Exactly the lines from the one with "Rebuild this chart" through the one with "s.set_visible(False)" should be returned, both ends included and nothing else. Omit any pictures.

## START

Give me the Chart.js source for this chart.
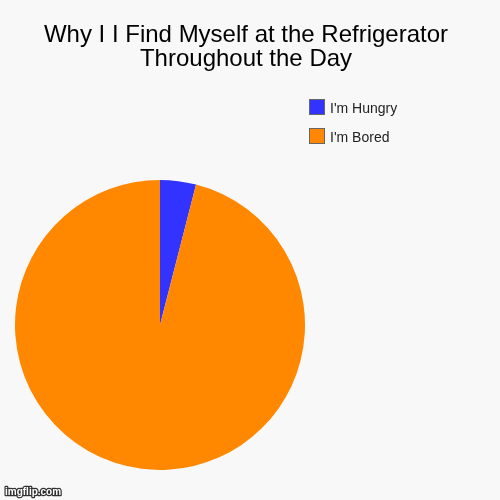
<!DOCTYPE html>
<html>
<head>
<meta charset="utf-8">
<script src="https://cdn.jsdelivr.net/npm/chart.js@4.4.0/dist/chart.umd.min.js"></script>
<style>
  html, body { margin: 0; padding: 0; background: #f8f8f8; }
  canvas { display: block; }
</style>
</head>
<body>
<canvas id="grafica" width="500" height="500"></canvas>
<script>
const titulo = ["Why I I Find Myself at the Refrigerator", "Throughout the Day"]
const categorias = ["I'm Hungry", "I'm Bored"]
const valores = [4, 96]
const colores = ["#3333ff", "#ff8800"]

// titulo, leyenda y marca de agua dibujados a mano sobre el canvas
const textos = {
    id: "textos",
    beforeDraw(chart) {
        const ctx = chart.ctx
        ctx.save()
        ctx.fillStyle = "#f8f8f8"
        ctx.fillRect(0, 0, chart.width, chart.height)
        ctx.restore()
    },
    afterDraw(chart) {
        const ctx = chart.ctx
        ctx.save()
        ctx.fillStyle = "#000"
        ctx.font = "24px 'Liberation Sans', Arial, sans-serif"
        ctx.textAlign = "center"
        ctx.textBaseline = "alphabetic"
        titulo.forEach((linea, i) => ctx.fillText(linea, 246, 42 + i * 24))

        const colorSet = chart.data.datasets[0].backgroundColor
        ctx.textAlign = "left"
        ctx.font = "14px 'Liberation Sans', Arial, sans-serif"
        chart.data.labels.forEach((label, i) => {
            const y = 100 + i * 29
            ctx.fillStyle = "#666"
            ctx.fillRect(309, y - 1, 16, 16)
            ctx.fillStyle = colorSet[i]
            ctx.fillRect(310, y, 14, 14)
            ctx.fillStyle = "#222"
            ctx.fillText(label, 330, y + 13)
        })

        ctx.font = "bold 10px 'Liberation Sans', Arial, sans-serif"
        ctx.lineWidth = 2.5
        ctx.strokeStyle = "#333"
        ctx.lineJoin = "round"
        ctx.strokeText("imgflip.com", 5, 495)
        ctx.fillStyle = "#fff"
        ctx.fillText("imgflip.com", 5, 495)
        ctx.restore()
    }
}

new Chart(document.querySelector("#grafica"), {
    type: "pie",
    data: {
        labels: categorias,
        datasets: [{
            data: valores,
            backgroundColor: colores,
            borderWidth: 0,
            hoverOffset: 0
        }]
    },
    options: {
        responsive: false,
        animation: false,
        devicePixelRatio: 1,
        layout: { padding: { left: 15, right: 195, top: 180, bottom: 30 } },
        plugins: {
            legend: { display: false },
            title: { display: false },
            tooltip: { enabled: false }
        }
    },
    plugins: [textos]
})
</script>
</body>
</html>
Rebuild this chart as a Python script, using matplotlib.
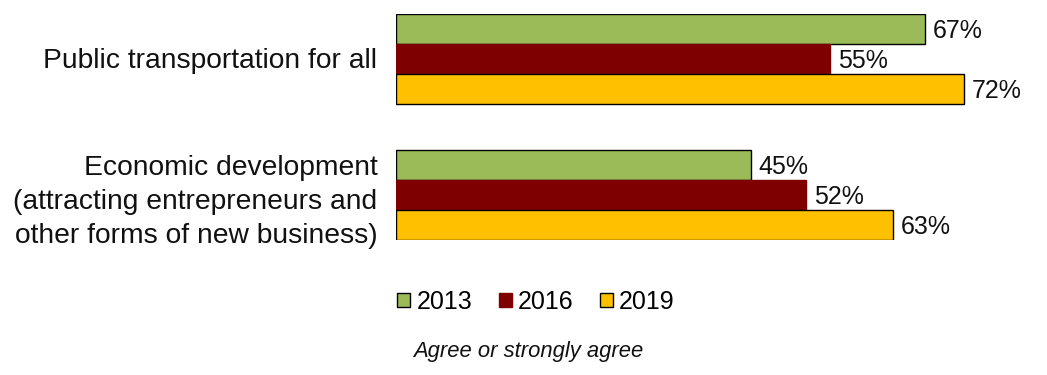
import matplotlib
matplotlib.use("Agg")
import matplotlib.pyplot as plt
from matplotlib.patches import Patch
import numpy as np

plt.rcParams["font.family"] = ["Liberation Sans", "DejaVu Sans"]

categories = [
    "Public transportation for all",
    "Economic development\n(attracting entrepreneurs and\nother forms of new business)",
]
years = ["2013", "2016", "2019"]
values = {
    "2013": [67, 45],
    "2016": [55, 52],
    "2019": [72, 63],
}
colors = {"2013": "#9BBB59", "2016": "#7F0000", "2019": "#FFC000"}
edges = {"2013": "black", "2016": "#7F0000", "2019": "black"}
note = "Agree or strongly agree"

W, H = 1047, 375
fig = plt.figure(figsize=(W / 100, H / 100), dpi=100)
ax = fig.add_axes([396 / W, 1 - 239.5 / H, 634 / W, 226 / H])

bar_h = 30 / 136
y = np.arange(len(categories))
for i, yr in enumerate(years):
    pos = y + (i - 1) * bar_h
    ax.barh(pos, values[yr], height=bar_h, color=colors[yr],
            edgecolor=edges[yr], linewidth=1.0)
    for p, v in zip(pos, values[yr]):
        ax.annotate(f"{v}%", xy=(v, p), xytext=(5.5, -2), textcoords="offset points",
                    ha="left", va="center", fontsize=18, color="#111111")

ax.set_xlim(0, 634 / 7.89)
ax.set_ylim(1 + 1.5 * bar_h, -1.5 * bar_h)
ax.set_yticks(y)
ax.set_yticklabels(categories, fontsize=20.3, color="#111111", linespacing=1.4)
ax.tick_params(axis="y", length=0, pad=13.5)
ax.set_xticks([])
for s in ax.spines.values():
    s.set_visible(False)

handles = [Patch(facecolor=colors[yr], edgecolor=edges[yr], linewidth=1.0, label=yr)
           for yr in years]
fig.legend(handles=handles, loc="center", bbox_to_anchor=(536 / W, 1 - 302 / H),
           ncol=3, frameon=False, fontsize=18, handlelength=0.52, handleheight=0.52,
           handletextpad=0.25, columnspacing=1.05, borderpad=0)

fig.text(528 / W, 1 - 351 / H, note, ha="center", va="center", fontsize=15.8,
         style="italic", color="#111111")

fig.savefig("out.png", dpi=100, facecolor="white")
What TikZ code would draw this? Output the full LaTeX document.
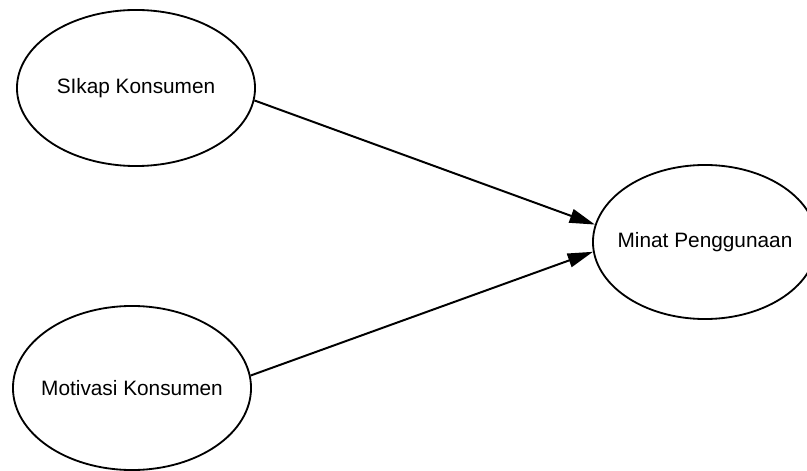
\documentclass[tikz,border=0pt]{standalone}
\usepackage{fontspec}
\setmainfont{Liberation Sans}
\usepackage{tikz}
\usetikzlibrary{shapes.geometric,arrows.meta}

\begin{document}
\begin{tikzpicture}[x=0.025cm, y=-0.025cm,
    var/.style={draw, ellipse, line width=1.3pt, inner ysep=0pt, inner xsep=-0.4cm,
        font=\fontsize{14.8}{17}\selectfont},
    path/.style={-{Triangle[length=18pt, width=10pt]}, line width=1.4pt}]
    \useasboundingbox (0,0) rectangle (807,471);
    \node[var, minimum width=5.95cm, minimum height=3.9cm] (sikap) at (136,88) {SIkap Konsumen};
    \node[var, minimum width=5.95cm, minimum height=4.1cm] (motivasi) at (132,388) {Motivasi Konsumen};
    \node[var, minimum width=5.6cm, minimum height=3.85cm] (minat) at (705,242) {Minat Penggunaan};
    \draw[path] (sikap.-6.7) -- (minat.171);
    \draw[path] (motivasi.6.3) -- (minat.185.6);
\end{tikzpicture}
\end{document}
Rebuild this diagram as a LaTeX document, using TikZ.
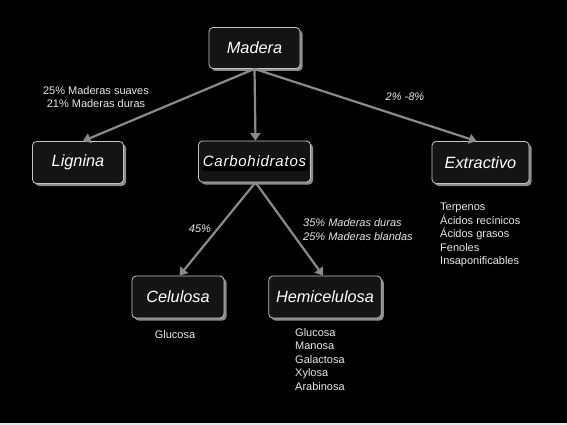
\documentclass[tikz,border=0pt]{standalone}
\usepackage{fontspec}
\setmainfont{Liberation Sans}
\usetikzlibrary{arrows.meta,shadows,calc}
\definecolor{boxfill}{HTML}{141414}
\definecolor{boxborder}{HTML}{C4C4C4}
\definecolor{shadowgray}{HTML}{8C8C8C}
\definecolor{arrowgray}{HTML}{8A8A8A}
\definecolor{labeltext}{HTML}{E8E8E8}
\tikzset{
  box/.style={draw=boxborder, fill=boxfill, rounded corners=4pt, line width=0.8pt,
    minimum height=41pt, inner sep=0pt, text=white,
    font=\fontsize{16.3}{19}\selectfont\itshape,
    drop shadow={shadow xshift=2.5pt, shadow yshift=-2.5pt, fill=shadowgray, opacity=1, rounded corners=4pt}},
  arr/.style={draw=arrowgray, line width=2.2pt, -{Triangle[length=7.5pt,width=10pt]}},
  lbl/.style={text=labeltext, inner sep=0pt, font=\fontsize{11}{13.5}\selectfont},
  ilbl/.style={lbl, font=\fontsize{11}{13.5}\selectfont\itshape}
}
\begin{document}
\begin{tikzpicture}[x=1pt,y=-1pt]
\fill[black] (0,0) rectangle (567,425);
\useasboundingbox (0,0) rectangle (567,425);
\fill[labeltext] (0,423.2) rectangle (567,425);

\node[box, minimum width=91pt] (mad) at (254.5,48) {Madera};
\node[box, minimum width=91pt, minimum height=42pt] (lig) at (78,162.5) {Lignina};
\node[box, minimum width=112pt, minimum height=41pt,
  font=\fontsize{15}{18}\selectfont\itshape\addfontfeatures{LetterSpace=5},
  path picture={\fill[black] ([xshift=2.5pt,yshift=4pt]path picture bounding box.west) rectangle ([xshift=-2pt,yshift=-9.4pt]path picture bounding box.east);}]
  (carb) at (254.5,161.5) {\raisebox{-2pt}{Carbohidratos}};
\node[box, minimum width=97pt, minimum height=42pt] (ext) at (480.5,162.5) {Extractivo};
\node[box, minimum width=92pt, minimum height=42pt] (cel) at (178,297) {Celulosa};
\node[box, minimum width=112.5pt, minimum height=42pt] (hem) at (325,297) {Hemicelulosa};

\draw[arr] (mad.south) -- ([xshift=5pt]lig.north);
\draw[arr] (mad.south) -- ([xshift=1pt]carb.north);
\draw[arr] (mad.south) -- ([xshift=-4pt]ext.north);
\draw[arr] ([xshift=1pt]carb.south) -- ([xshift=1.5pt]cel.north);
\draw[arr] ([xshift=1pt]carb.south) -- ([xshift=-2pt]hem.north);

\node[lbl, align=center] (l1) at (96,97) {25\% Maderas suaves\\21\% Maderas duras};
\node[ilbl] (l2) at (405,97) {2\% -8\%};
\node[ilbl] (l3) at (200,229) {45\%};
\node[ilbl, align=left, anchor=west] (l4) at (303,229.5) {35\% Maderas duras\\25\% Maderas blandas};
\node[lbl, align=left, anchor=west] (l5) at (440,235) {Terpenos\\Ácidos recínicos\\Ácidos grasos\\Fenoles\\Insaponificables};
\node[lbl] (l6) at (175,335) {Glucosa};
\node[lbl, align=left, anchor=west] (l7) at (295,359.5) {Glucosa\\Manosa\\Galactosa\\Xylosa\\Arabinosa};
\end{tikzpicture}
\end{document}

## END

Final answer:
Rebuild this chart as a Python script, using matplotlib.
import matplotlib
matplotlib.use("Agg")
import matplotlib.pyplot as plt
from matplotlib.patches import Patch
import numpy as np

plt.rcParams["font.family"] = ["Liberation Sans", "DejaVu Sans"]

categories = [
    "Public transportation for all",
    "Economic development\n(attracting entrepreneurs and\nother forms of new business)",
]
years = ["2013", "2016", "2019"]
values = {
    "2013": [67, 45],
    "2016": [55, 52],
    "2019": [72, 63],
}
colors = {"2013": "#9BBB59", "2016": "#7F0000", "2019": "#FFC000"}
edges = {"2013": "black", "2016": "#7F0000", "2019": "black"}
note = "Agree or strongly agree"

W, H = 1047, 375
fig = plt.figure(figsize=(W / 100, H / 100), dpi=100)
ax = fig.add_axes([396 / W, 1 - 239.5 / H, 634 / W, 226 / H])

bar_h = 30 / 136
y = np.arange(len(categories))
for i, yr in enumerate(years):
    pos = y + (i - 1) * bar_h
    ax.barh(pos, values[yr], height=bar_h, color=colors[yr],
            edgecolor=edges[yr], linewidth=1.0)
    for p, v in zip(pos, values[yr]):
        ax.annotate(f"{v}%", xy=(v, p), xytext=(5.5, -2), textcoords="offset points",
                    ha="left", va="center", fontsize=18, color="#111111")

ax.set_xlim(0, 634 / 7.89)
ax.set_ylim(1 + 1.5 * bar_h, -1.5 * bar_h)
ax.set_yticks(y)
ax.set_yticklabels(categories, fontsize=20.3, color="#111111", linespacing=1.4)
ax.tick_params(axis="y", length=0, pad=13.5)
ax.set_xticks([])
for s in ax.spines.values():
    s.set_visible(False)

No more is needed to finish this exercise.